The state’s highest court heard arguments in Bailey’s case late Tuesday morning in Portland.
Assistant Attorney General Thomas Knowlton told the Law Court that Bailey still owes the IRS nearly $4.5 million in federal taxes — an amount Bailey is seeking to reduce to around $2 million — and has “denied most of the misconduct that got him disbarred.”
Bailey’s disbarment in Florida came in 2001 after the state’s courts determined he inappropriately used a client’s assets for personal expenses, and Massachusetts followed with a reciprocal disbarment two years later.
Bailey was also accused in Florida of falsely testifying that he read a court order weeks later than he actually did, as a way of excusing his lack of compliance with the order, and of disparaging a client as a “multimillionaire druggie” in a letter to a judge, among other things.
But attorney Peter DeTroy, representing Bailey, argued Tuesday before the Supreme Judicial Court that his client was humbled by the disbarments and has shaken the “arrogance” that led to his earlier transgressions.
“For almost 45 years, he was one of the most preeminent trial lawyers in this country. What followed was a steep and precipitous decline,” DeTroy told the court. “This whole situation [surrounding the disbarment] was a dark chapter, and in that dark chapter, he didn’t act his best. But the question at the end of the day is, what is his present state?”
Over his career, Bailey earned fame for his role in numerous high-profile cases, including his 1954 advocacy for Sam Sheppard, a doctor wrongly convicted of murdering his wife in a case seen as inspiration for the “Fugitive” television show and movie. Bailey also served on the defense team for former pro football player O.J. Simpson, who was acquitted in a 1995 double murder case that was a media spectacle.
Bailey moved to Maine in 2010, passed the state bar examination in 2012 and, seven months later, was denied admission to the Maine bar by the board because of his past misconduct. Bailey then appealed that decision to a single justice of the state supreme court — in this case, Justice Donald Alexander — who first upheld the board’s denial and then, in a reversal two months later in June of 2013, ruled in Bailey’s favor.
The board then appealed Alexander’s decision to allow Bailey to practice law in Maine to the full supreme court.

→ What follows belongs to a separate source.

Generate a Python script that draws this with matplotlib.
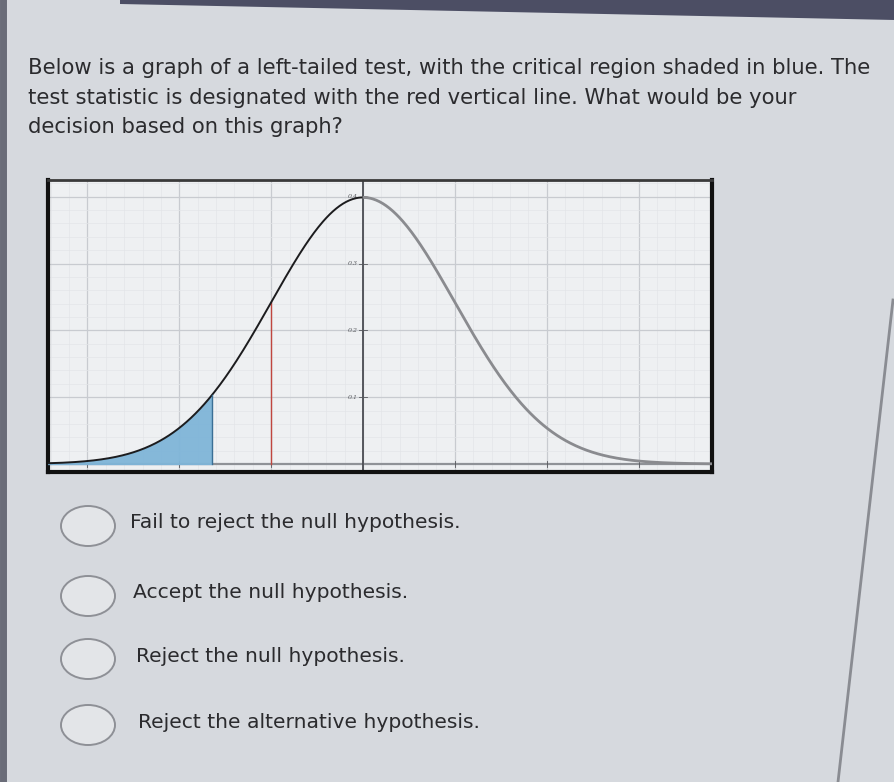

Speaking to reporters outside the courtroom Tuesday, Bailey said he was “chastened” by the disbarment episode, but said his reputation is intact in Maine’s legal community.
“There was a range of distinguished character witnesses, judges and lawyers and others, who testified that they would trust me with their bank accounts,” he said.
Bailey said he wants to be allowed to practice law in Maine not only to continue working as a lawyer, but also to help launch a one-year master’s degree program for trial lawyers, mimicking programs he said are successful in Great Britain and which would attract attorneys from around the country.
He said moving to Maine helped revive his gusto for making a difference through the legal system, and suggested multiple other reforms as well, such as requiring attorneys to work as prosecutors and defenders at the same time to help balance their perspectives.
“Quite frankly, I had lost enthusiasm for practicing law until I got up to Maine and met the exceptional judges and lawyers up here,” he told reporters.
But while the justices on the state’s highest court acknowledged that much of Bailey’s tax problems could be attributed to honest bookkeeping mistakes and that many have testified to his good character since, granting him entry to the bar may be a difficult decision.
“The question isn’t necessarily whether he’ll be deceptive, but whether he’ll have poor record-keeping and lack of recollection as a practicing attorney,” Justice Jon Levy said Tuesday.
“Is it not the responsibility of the board and the court to ensure that poor record-keeping does not interfere with his ability to meet his obligations and to meet his responsibility to his clients?” Chief Justice Leigh Saufley posed.
There is no timetable under which the court must issue its decision on the case.